On ne voulait peut être plus de lui mais il est sorti par la grande porte! Le 13 Fevrier 2020, la veille de son départ, il a présenté ses résultats. Le bénéfice annuel net de la banque helvétique est en hausse de 69% (soit plus 3 milliards d’euros), le produit d’exploitation a augmenté de 7% (22,48 milliards de francs suisse), tous les indicateurs sont au vert, la banque a été restructurée et Tidjane Thiam quitte le Crédit Suisse sur un treizième trimestre de croissance consécutif ! Cest donc un bilan très positif même s’il voulait aller au terme de son mandat en 2021. Son histoire nous montre tout de même une chose, c’est qu’on peut réussir à l’étranger et faire une belle carrière mais qu’on est toujours malheureusement traité comme un outsider et ce quelque soit les résultats et le mérite.
Tidjane Thiam en route pour les présidentielles?
Malgré le fait que le désormais ancien patron du Crédit Suisse ne soit pas rentré dans son pays natal depuis 1999, il était autrefois pressenti comme Premier Ministre et est très apprécié des ivoiriens dont il fait la fierté.

Tandis que de nombreux groupes en faveur de cette idée pullulent sur facebook, ce que nous savons est qu’il a déclarer d’abord vouloir se reposer, il est actuellement en vacances aux États-Unis et avait dit ne pas vouloir occuper d’autres places de direction après le Crédit Suisse.

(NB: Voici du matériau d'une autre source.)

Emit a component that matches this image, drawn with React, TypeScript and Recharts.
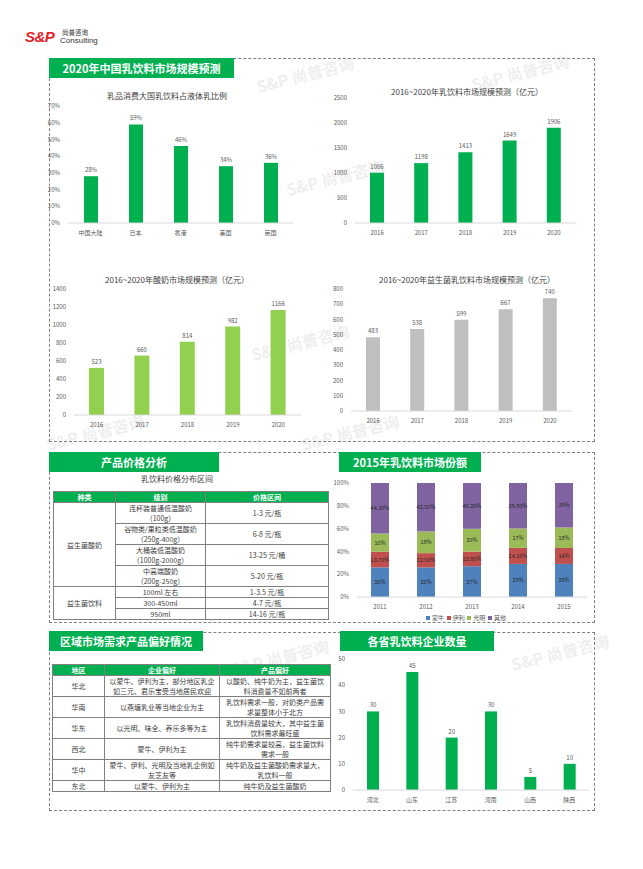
import React from 'react';
import { BarChart, Bar, XAxis, YAxis, LabelList } from 'recharts';

// ---- data ----
const countries = ['中国大陆', '日本', '香港', '美国', '英国'];
const drinkShare = [28, 59, 46, 34, 36];
const shareTicks = [0, 10, 20, 30, 40, 50, 60, 70];

const years = ['2016', '2017', '2018', '2019', '2020'];
const drinkMarket = [1006, 1198, 1413, 1649, 1906];
const drinkTicks = [0, 500, 1000, 1500, 2000, 2500];
const yogurtMarket = [523, 660, 814, 982, 1166];
const yogurtTicks = [0, 200, 400, 600, 800, 1000, 1200, 1400];
const probioticMarket = [483, 538, 599, 667, 740];
const probioticTicks = [0, 100, 200, 300, 400, 500, 600, 700, 800];

const shareYears = ['2011', '2012', '2013', '2014', '2015'];
const mengniu = [26, 26, 27, 29, 29];
const yili = [13.7, 12.5, 12.8, 14.1, 14];
const guangming = [16, 19, 20, 17, 18];
const others = [44.3, 42.5, 40.2, 39.9, 39];
const percentTicks = [0, 10, 20, 30, 40, 50, 60, 70, 80, 90, 100];

const provinces = ['河北', '山东', '江苏', '河南', '山西', '陕西'];
const companyCounts = [30, 45, 20, 30, 5, 10];
const companyTicks = [0, 5, 10, 15, 20, 25, 30, 35, 40, 45, 50];

const FONT = '"Noto Sans CJK SC", "Noto Sans", sans-serif';
const GREEN = '#00B050';
const TICK = { fontSize: 6, fill: '#595959', fontFamily: FONT };

function SimpleBar(props: any) {
  const { left, top, width, height, cats, values, color, barSize, ticks, fmt, mRight = 5 } = props;
  const data = cats.map((c: string, i: number) => ({ name: c, value: values[i] }));
  return (
    <div style={{ position: 'absolute', left, top }}>
      <BarChart width={width} height={height} data={data} margin={{ top: 6, right: mRight, left: 0, bottom: 2 }}>
        <XAxis dataKey="name" interval={0} tickLine={false} axisLine={{ stroke: '#d9d9d9' }} tick={TICK} height={15} />
        <YAxis
          width={30}
          ticks={ticks}
          domain={[ticks[0], ticks[ticks.length - 1]]}
          axisLine={false}
          tickLine={false}
          tick={TICK}
          tickFormatter={fmt}
        />
        <Bar dataKey="value" fill={color} barSize={barSize} isAnimationActive={false}>
          <LabelList dataKey="value" position="top" offset={4} style={TICK} formatter={fmt} />
        </Bar>
      </BarChart>
    </div>
  );
}

function Header({ left, top, width, text }: any) {
  return (
    <div
      style={{
        position: 'absolute', left, top, width, height: 20, background: GREEN, color: '#fff',
        fontWeight: 700, fontSize: 11, lineHeight: '20px', textAlign: 'center', fontFamily: FONT,
      }}
    >
      {text}
    </div>
  );
}

function Title({ cx, top, text }: any) {
  return (
    <div
      style={{
        position: 'absolute', left: cx - 150, width: 300, top, textAlign: 'center',
        fontSize: 8, color: '#404040', fontFamily: FONT, whiteSpace: 'nowrap',
      }}
    >
      {text}
    </div>
  );
}

function Box({ left, top, width, height }: any) {
  return <div style={{ position: 'absolute', left, top, width, height, border: '1px dashed #808080', boxSizing: 'border-box' }} />;
}

const cell = (extra: any = {}) => ({
  border: '1px solid #808080', padding: 0, textAlign: 'center' as const, verticalAlign: 'middle' as const,
  fontSize: 7, lineHeight: '10px', color: '#404040', whiteSpace: 'nowrap' as const, ...extra,
});
const headCell = cell({ background: GREEN, color: '#fff', fontWeight: 700, height: 9 });

const priceRows = [
  ['连杯装普通低温酸奶', '（100g）', '1-3 元/瓶'],
  ['谷物类/果粒类低温酸奶', '（250g-400g）', '6-8 元/瓶'],
  ['大桶装低温酸奶', '（1000g-2000g）', '13-25 元/桶'],
  ['中高端酸奶', '（200g-250g）', '5-20 元/瓶'],
];
const drinkRows = [
  ['100ml 左右', '1-3.5 元/瓶'],
  ['300-450ml', '4-7 元/瓶'],
  ['950ml', '14-16 元/瓶'],
];

const regionRows = [
  ['华北', ['以蒙牛、伊利为主，部分地区乳企', '如三元、君乐宝受当地居民欢迎'], ['以酸奶、纯牛奶为主，益生菌饮', '料消费量不如前两者']],
  ['华南', ['以燕塘乳业等当地企业为主'], ['乳饮料需求一般，对奶类产品需', '求量整体小于北方']],
  ['华东', ['以光明、味全、养乐多等为主'], ['乳饮料消费量较大，其中益生菌', '饮料需求最旺盛']],
  ['西北', ['蒙牛、伊利为主'], ['纯牛奶需求量较高，益生菌饮料', '需求一般']],
  ['华中', ['蒙牛、伊利、光明及当地乳企例如', '友芝友等'], ['纯牛奶及益生菌酸奶需求量大，', '乳饮料一般']],
  ['东北', ['以蒙牛、伊利为主'], ['纯牛奶及益生菌酸奶']],
];

const lines = (arr: string[]) => arr.map((t, i) => (
  <React.Fragment key={i}>{i > 0 && <br />}{t}</React.Fragment>
));

const watermarks = [
  { x: 255, y: 62, t: 'S&P 尚普咨询' },
  { x: 470, y: 60, t: 'S&P 尚普咨询' },
  { x: 285, y: 165, t: 'S&P 尚普咨询' },
  { x: 250, y: 330, t: 'S&P 尚普咨询' },
  { x: 45, y: 420, t: 'S&P 尚普咨询' },
  { x: 300, y: 420, t: 'S&P 尚普咨询' },
  { x: 510, y: 640, t: 'S&P 尚普咨询' },
  { x: 230, y: 645, t: 'S&P 尚普咨询' },
];

function pctFmt(v: any) {
  const n = Number(v);
  return Number.isInteger(n) ? `${n}%` : `${n.toFixed(2)}%`;
}

export default function App() {
  const shareData = shareYears.map((y, i) => ({
    name: y, mengniu: mengniu[i], yili: yili[i], guangming: guangming[i], others: others[i],
  }));
  const stackSeries = [
    { key: 'mengniu', name: '蒙牛', color: '#4F81BD' },
    { key: 'yili', name: '伊利', color: '#C0504D' },
    { key: 'guangming', name: '光明', color: '#9BBB59' },
    { key: 'others', name: '其他', color: '#8064A2' },
  ];
  return (
    <div style={{ position: 'absolute', left: 0, top: 0, width: 643, height: 869, background: '#fff', fontFamily: FONT, overflow: 'hidden' }}>
      {/* watermarks */}
      {watermarks.map((w, i) => (
        <div key={i} style={{ position: 'absolute', left: w.x, top: w.y, fontSize: 16, fontWeight: 700, color: '#efefef', transform: 'rotate(-14deg)', whiteSpace: 'nowrap' }}>
          {w.t}
        </div>
      ))}

      {/* logo */}
      <div style={{ position: 'absolute', left: 25, top: 29, fontSize: 15, lineHeight: '16px', fontWeight: 900, fontStyle: 'italic', color: '#E3242B', fontFamily: 'Liberation Sans, sans-serif', letterSpacing: -0.5 }}>S&amp;P</div>
      <div style={{ position: 'absolute', left: 62, top: 29, fontSize: 6.5, lineHeight: '7px', color: '#333' }}>尚普咨询</div>
      <div style={{ position: 'absolute', left: 60, top: 37, fontSize: 8, lineHeight: '8px', color: '#333', fontFamily: 'Liberation Sans, sans-serif' }}>Consulting</div>

      {/* section 1 */}
      <Box left={49} top={58} width={546} height={384} />
      <Header left={49} top={58} width={185} text="2020年中国乳饮料市场规模预测" />

      <Title cx={167} top={90} text="乳品消费大国乳饮料占液体乳比例" />
      <SimpleBar left={38} top={100} width={262} height={140} cats={countries} values={drinkShare}
        color={GREEN} barSize={14} ticks={shareTicks} fmt={(v: any) => `${v}%`} mRight={7} />

      <Title cx={467} top={86} text="2016~2020年乳饮料市场规模预测（亿元）" />
      <SimpleBar left={325} top={92} width={256} height={148} cats={years} values={drinkMarket}
        color={GREEN} barSize={14} ticks={drinkTicks} />

      <Title cx={177} top={274} text="2016~2020年酸奶市场规模预测（亿元）" />
      <SimpleBar left={44} top={283} width={262} height={149} cats={years} values={yogurtMarket}
        color="#92D050" barSize={15} ticks={yogurtTicks} />

      <Title cx={467} top={274} text="2016~2020年益生菌乳饮料市场规模预测（亿元）" />
      <SimpleBar left={321} top={283} width={256} height={145} cats={years} values={probioticMarket}
        color="#BFBFBF" barSize={14} ticks={probioticTicks} />

      {/* section 2 */}
      <Box left={49} top={452} width={546} height={171} />
      <Header left={49} top={452} width={170} text="产品价格分析" />
      <Title cx={177} top={473} text="乳饮料价格分布区间" />
      <table style={{ position: 'absolute', left: 53, top: 491, width: 275, borderCollapse: 'collapse', tableLayout: 'fixed', fontFamily: FONT }}>
        <colgroup><col style={{ width: 62 }} /><col style={{ width: 90 }} /><col style={{ width: 123 }} /></colgroup>
        <tbody>
          <tr><td style={headCell}>种类</td><td style={headCell}>级别</td><td style={headCell}>价格区间</td></tr>
          {priceRows.map((r, i) => (
            <tr key={i}>
              {i === 0 && <td rowSpan={4} style={cell()}>益生菌酸奶</td>}
              <td style={cell({ height: 20 })}>{r[0]}<br />{r[1]}</td>
              <td style={cell()}>{r[2]}</td>
            </tr>
          ))}
          {drinkRows.map((r, i) => (
            <tr key={'d' + i}>
              {i === 0 && <td rowSpan={3} style={cell()}>益生菌饮料</td>}
              <td style={cell({ height: 10 })}>{r[0]}</td>
              <td style={cell()}>{r[1]}</td>
            </tr>
          ))}
        </tbody>
      </table>

      <Header left={339} top={452} width={142} text="2015年乳饮料市场份额" />
      <div style={{ position: 'absolute', left: 327, top: 477 }}>
        <BarChart width={265} height={137} data={shareData} margin={{ top: 6, right: 5, left: 0, bottom: 2 }}>
          <XAxis dataKey="name" interval={0} tickLine={false} axisLine={{ stroke: '#d9d9d9' }} tick={TICK} height={15} />
          <YAxis width={30} ticks={percentTicks} domain={[0, 100]} axisLine={false} tickLine={false} tick={TICK}
            tickFormatter={(v: any) => `${v}%`} />
          {stackSeries.map((s) => (
            <Bar key={s.key} dataKey={s.key} name={s.name} stackId="a" fill={s.color} barSize={18} isAnimationActive={false}>
              <LabelList dataKey={s.key} position="center" formatter={pctFmt}
                style={{ fontSize: 5.5, fill: '#262626', fontFamily: FONT }} />
            </Bar>
          ))}
        </BarChart>
      </div>
      <div style={{ position: 'absolute', left: 426, top: 614, width: 80, display: 'flex', justifyContent: 'space-between', fontSize: 6, lineHeight: '7px', color: '#595959' }}>
        {stackSeries.map((s) => (
          <span key={s.key} style={{ display: 'flex', alignItems: 'center', whiteSpace: 'nowrap' }}>
            <span style={{ width: 4, height: 4, background: s.color, display: 'inline-block', marginRight: 2 }} />
            {s.name}
          </span>
        ))}
      </div>

      {/* section 3 */}
      <Box left={49} top={632} width={546} height={179} />
      <Header left={49} top={631} width={154} text="区域市场需求产品偏好情况" />
      <table style={{ position: 'absolute', left: 52, top: 664, width: 278, borderCollapse: 'collapse', tableLayout: 'fixed', fontFamily: FONT }}>
        <colgroup><col style={{ width: 52 }} /><col style={{ width: 115 }} /><col style={{ width: 111 }} /></colgroup>
        <tbody>
          <tr><td style={headCell}>地区</td><td style={headCell}>企业偏好</td><td style={headCell}>产品偏好</td></tr>
          {regionRows.map((r: any, i) => (
            <tr key={i}>
              <td style={cell({ height: i === 5 ? 10 : 20 })}>{r[0]}</td>
              <td style={cell()}>{lines(r[1])}</td>
              <td style={cell()}>{lines(r[2])}</td>
            </tr>
          ))}
        </tbody>
      </table>

      <Header left={340} top={631} width={154} text="各省乳饮料企业数量" />
      <SimpleBar left={323} top={653} width={271} height={154} cats={provinces} values={companyCounts}
        color={GREEN} barSize={12} ticks={companyTicks} />
    </div>
  );
}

Va t- il rentrer en Côté d’ivoire? Compte t- il se présenter aux présidentielles de presidentielles 2020 ou de 2025? Certaines questionnent sa légitimité et sa nationalité mais ce qui est sûre c’est que le pays est toujours à la recherche d’un leader qui pourra inspirer et redonner confiance et espoir a la jeunesse comme l’avait fait Félix Houphouët-bobigny à l’époque.